Finality of Bankruptcy Court Decisions
The court noted that once a bankruptcy court confirms a reorganization plan, it is binding on all parties involved, and any claims that could have been raised during this process are subject to res judicata. The Johnsons had the opportunity to appeal the bankruptcy court's decisions but chose to dismiss their appeal without further action. The appellate court emphasized that the Johnsons’ failure to question the bankruptcy court's ruling in the appropriate forum rendered that decision final and conclusive. Therefore, the Johnsons were precluded from asserting claims that had already been determined to belong to the CT Trust, reinforcing the finality of the bankruptcy court’s orders and the need for compliance with those orders.

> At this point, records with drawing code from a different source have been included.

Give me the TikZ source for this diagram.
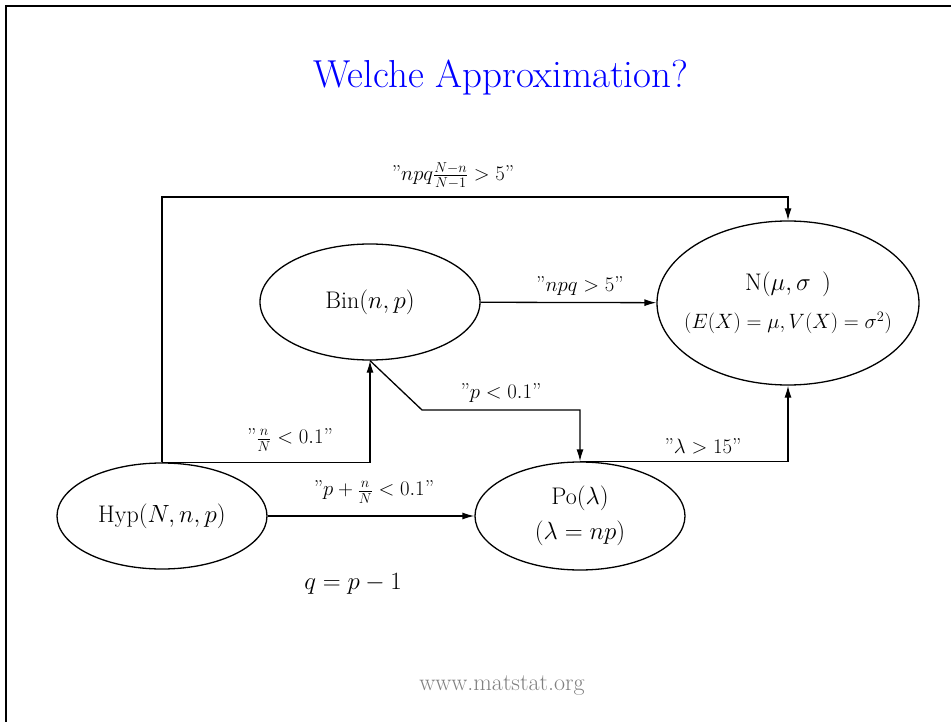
\documentclass[tikz,border=0pt]{standalone}
\usetikzlibrary{shapes.geometric,arrows.meta}
\tikzset{
  distr/.style={draw, ellipse, line width=1.3pt, inner sep=0pt, align=center,
    font=\fontsize{24}{28}\selectfont},
  cond/.style={font=\fontsize{21.5}{26}\selectfont},
  flow/.style={line width=1.3pt, -{Latex[length=12pt,width=7pt]}},
}
\begin{document}
\begin{tikzpicture}[x=1pt,y=-1pt]
  \useasboundingbox (0,0) rectangle (951,722);
  % frame of the slide
  \draw[line width=2.5pt] (6,722) -- (6,6) -- (951,6);
  \node[text=blue, font=\fontsize{39}{44}\selectfont] (title) at (501,78) {Welche Approximation?};

  % distributions
  \node[distr, minimum width=210, minimum height=106] (hyp) at (162,516) {Hyp$(N,n,p)$};
  \node[distr, minimum width=220, minimum height=116] (bin) at (370,302) {Bin$(n,p)$};
  \node[distr, minimum width=210, minimum height=108] (po) at (580,516)
    {Po$(\lambda)$\\[7pt]$(\lambda=np)$};
  \node[distr, inner xsep=-30pt, minimum width=262, minimum height=164] (norm) at (788,303)
    {N$(\mu,\sigma\;\,)$\\[10pt]{\fontsize{19.5}{23}\selectfont$(E(X)=\mu,V(X)=\sigma^2)$}};

  % approximations
  \coordinate (top) at (0,197);
  \coordinate (bend) at (422,410);
  \draw[flow] (hyp.north) -- (hyp.north |- top) -| (norm.north);
  \draw[flow] (hyp.north) -| (bin.south);
  \draw[flow] (hyp) -- (po);
  \draw[flow] (bin) -- (norm);
  \draw[flow] (bin.south) -- (bend) -| (po.north);
  \draw[flow] (po.north) -| (norm.south);

  % conditions
  \node[cond] (c1) at (453,176) {''$npq\frac{N-n}{N-1}>5$''};
  \node[cond] (c2) at (580,286) {''$npq>5$''};
  \node[cond] (c3) at (501,393) {''$p<0.1$''};
  \node[cond] (c4) at (290,440) {''$\frac{n}{N}<0.1$''};
  \node[cond] (c5) at (374,492) {''$p+\frac{n}{N}<0.1$''};
  \node[cond] (c6) at (703,446) {''$\lambda>15$''};

  \node[font=\fontsize{25}{30}\selectfont] (qdef) at (353,584) {$q=p-1$};
  \node[text=gray, font=\fontsize{24}{28}\selectfont] (site) at (502,686) {www.matstat.org};
\end{tikzpicture}
\end{document}
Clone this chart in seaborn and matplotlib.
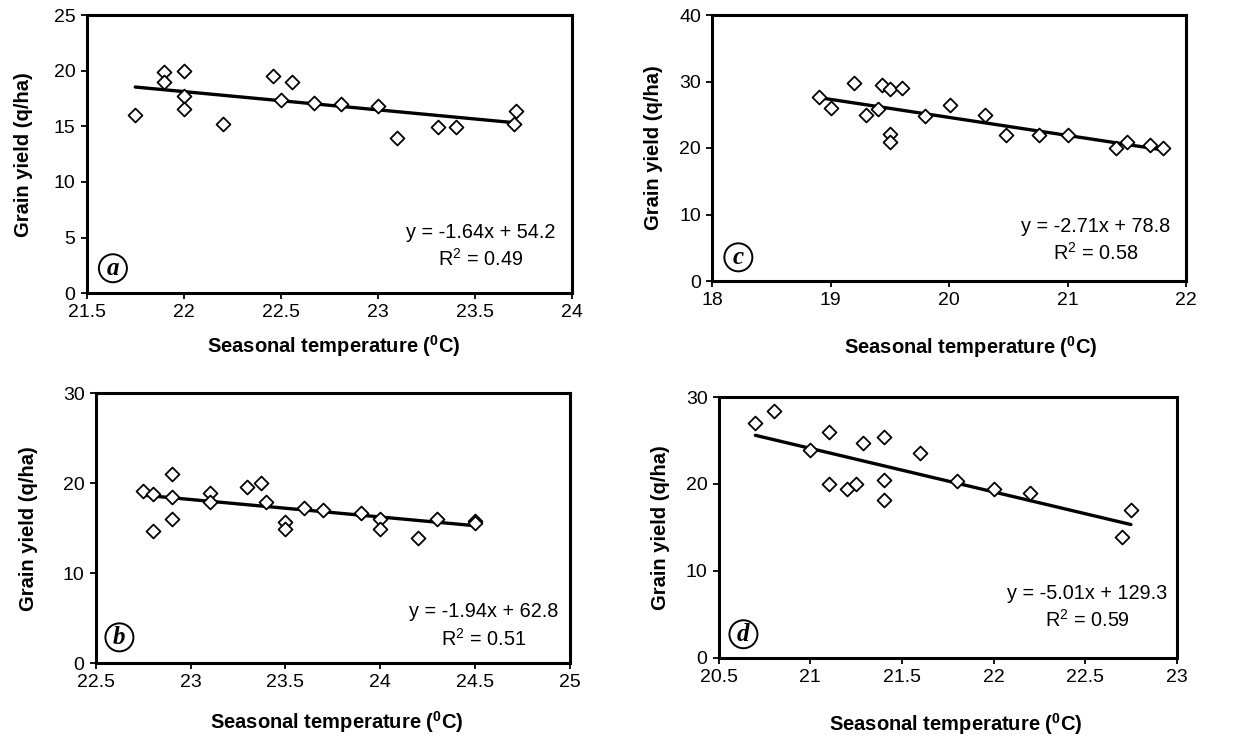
import matplotlib
matplotlib.use("Agg")
import matplotlib.pyplot as plt
import numpy as np
import pandas as pd
import seaborn as sns
from matplotlib.ticker import FuncFormatter

# ---------------- data ----------------
a_temp = [21.75, 21.9, 21.9, 22.0, 22.0, 22.0, 22.2, 22.46, 22.5, 22.56, 22.67, 22.81,
          23.0, 23.1, 23.31, 23.4, 23.71, 23.7]
a_yield = [16.0, 19.9, 19.0, 20.0, 17.7, 16.6, 15.2, 19.5, 17.4, 19.0, 17.1, 17.0,
           16.8, 13.95, 14.9, 14.9, 16.4, 15.2]

c_temp = [18.9, 19.0, 19.2, 19.3, 19.4, 19.43, 19.5, 19.5, 19.5, 19.6, 19.8, 20.01,
          20.3, 20.48, 20.76, 21.0, 21.41, 21.5, 21.7, 21.81]
c_yield = [27.7, 26.0, 29.7, 24.9, 25.9, 29.5, 28.8, 22.05, 20.85, 29.0, 24.8, 26.5,
           24.9, 22.0, 22.0, 22.0, 19.95, 20.9, 20.45, 19.95]

b_temp = [22.75, 22.8, 22.8, 22.9, 22.9, 22.9, 23.1, 23.1, 23.3, 23.37, 23.4, 23.5,
          23.5, 23.6, 23.7, 23.9, 24.0, 24.0, 24.2, 24.3, 24.5, 24.5]
b_yield = [19.14, 18.8, 14.7, 21.0, 18.5, 16.0, 18.95, 17.9, 19.6, 20.0, 17.9, 15.7,
           14.9, 17.25, 17.0, 16.7, 16.0, 14.9, 13.9, 16.0, 15.8, 15.6]

d_temp = [20.7, 20.8, 21.0, 21.1, 21.1, 21.2, 21.25, 21.29, 21.4, 21.4, 21.4, 21.6,
          21.8, 22.0, 22.2, 22.7, 22.75]
d_yield = [27.0, 28.4, 23.95, 25.95, 20.0, 19.46, 20.0, 24.7, 25.45, 20.5, 18.2, 23.5,
           20.35, 19.46, 18.93, 13.9, 17.04]

slopes = [-1.64, -2.71, -1.94, -5.01]
intercepts = [54.2, 78.8, 62.8, 129.3]
eq_texts = ["y = -1.64x + 54.2", "y = -2.71x + 78.8", "y = -1.94x + 62.8", "y = -5.01x + 129.3"]
r2_texts = ["0.49", "0.58", "0.51", "0.59"]
panel_letters = ["a", "c", "b", "d"]

x_limits = [(21.5, 24), (18, 22), (22.5, 25), (20.5, 23)]
x_steps = [0.5, 1, 0.5, 0.5]
y_limits = [(0, 25), (0, 40), (0, 30), (0, 30)]
y_steps = [5, 10, 10, 10]

xlabel_text = r"Seasonal temperature ($\mathbf{^{0}}$C)"
ylabel_text = "Grain yield (q/ha)"

# ---------------- style ----------------
sns.set_style("ticks")
plt.rcParams["font.family"] = ["Liberation Sans", "DejaVu Sans"]
plt.rcParams["mathtext.fontset"] = "custom"
plt.rcParams["mathtext.rm"] = "Liberation Sans"
plt.rcParams["mathtext.bf"] = "Liberation Sans:bold"
plt.rcParams["mathtext.default"] = "regular"
plt.rcParams["text.color"] = "black"
plt.rcParams["axes.labelcolor"] = "black"
plt.rcParams["xtick.color"] = "black"
plt.rcParams["ytick.color"] = "black"

fig = plt.figure(figsize=(12.44, 7.44), dpi=100)

# axes rectangles (left, bottom, width, height) in figure fractions
rects = [
    (86.7 / 1244, 1 - 293.3 / 744, (572 - 86.7) / 1244, (293.3 - 15) / 744),
    (712.3 / 1244, 1 - 281 / 744, (1186 - 712.3) / 1244, (281 - 15) / 744),
    (95.7 / 1244, 1 - 663.3 / 744, (570 - 95.7) / 1244, (663.3 - 393) / 744),
    (718.7 / 1244, 1 - 657.7 / 744, (1176.7 - 718.7) / 1244, (657.7 - 397) / 744),
]
text_pos = [(0.811, 0.168), (0.81, 0.152), (0.817, 0.138), (0.804, 0.193)]
letter_pos = [(0.054, 0.09), (0.055, 0.089), (0.05, 0.096), (0.054, 0.09)]
ylab_x = [-0.111, -0.104, -0.122, -0.106]
xlab_pos = [(0.51, -0.143), (0.546, -0.199), (0.509, -0.169), (0.518, -0.204)]

datasets = [(a_temp, a_yield), (c_temp, c_yield), (b_temp, b_yield), (d_temp, d_yield)]

for i, (xs, ys) in enumerate(datasets):
    ax = fig.add_axes(rects[i])
    df = pd.DataFrame({"temp": xs, "yield": ys})
    sns.scatterplot(data=df, x="temp", y="yield", marker="D", s=50,
                    facecolor="white", edgecolor="black", linewidth=1.3,
                    ax=ax, zorder=3)
    xfit = np.array([min(xs), max(xs)])
    yfit = slopes[i] * xfit + intercepts[i]
    sns.lineplot(x=xfit, y=yfit, color="black", linewidth=2.4, ax=ax, zorder=2)

    ax.set_xlim(*x_limits[i])
    ax.set_ylim(*y_limits[i])
    ax.set_xticks(np.arange(x_limits[i][0], x_limits[i][1] + 1e-9, x_steps[i]))
    ax.set_yticks(np.arange(y_limits[i][0], y_limits[i][1] + 1e-9, y_steps[i]))
    ax.xaxis.set_major_formatter(FuncFormatter(lambda v, p: f"{v:g}"))
    ax.yaxis.set_major_formatter(FuncFormatter(lambda v, p: f"{v:g}"))
    ax.tick_params(direction="out", length=4, width=1.3, labelsize=14,
                   colors="black", pad=4)
    for sp in ax.spines.values():
        sp.set_visible(True)
        sp.set_linewidth(2.2)
        sp.set_color("black")

    ax.set_xlabel(xlabel_text, fontsize=14.5, fontweight="bold")
    ax.set_ylabel(ylabel_text, fontsize=14.5, fontweight="bold")
    ax.xaxis.set_label_coords(*xlab_pos[i])
    ax.yaxis.set_label_coords(ylab_x[i], 0.5)

    ax.text(text_pos[i][0], text_pos[i][1],
            eq_texts[i] + "\n" + r"R$^2$ = " + r2_texts[i],
            transform=ax.transAxes, ha="center", va="center",
            multialignment="center", fontsize=14.3, linespacing=1.35)

    ax.text(letter_pos[i][0], letter_pos[i][1], panel_letters[i],
            transform=ax.transAxes, ha="center", va="center",
            fontsize=18, fontweight="bold", fontstyle="italic",
            family="Liberation Serif",
            bbox=dict(boxstyle="circle,pad=0.1", fc="white", ec="black", lw=1.4))

fig.savefig("out.png", dpi=100)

Derivative vs. Direct Claims
The appellate court addressed the Johnsons' argument regarding whether their claims were direct or derivative, pointing out that the bankruptcy court had classified the claims as derivative. This classification indicated that the claims were not personally held by the Johnsons but were instead part of the corporate assets belonging to BJR. The superior court did not need to make a determination on this issue, as the bankruptcy court's findings were already established and controlling. By ruling that the claims were derivative, the bankruptcy court effectively prevented the Johnsons from pursuing them directly in state court, as such claims were assigned to the CT Trust and not available for individual shareholders to litigate.
Conclusion of the Appeal
In conclusion, the Arizona Court of Appeals affirmed the superior court’s summary judgment in favor of the defendants. The court upheld the bankruptcy court's decision that assigned the Johnsons' claims to the CT Trust, ruling that the Johnsons were barred from pursuing these claims in state court. The appellate court reinforced the principle that bankruptcy court orders must be respected and are not subject to collateral attack in state courts. This case illustrates the binding nature of bankruptcy proceedings and the limitations placed on shareholders regarding claims that arise from corporate actions, particularly in the context of a reorganization plan.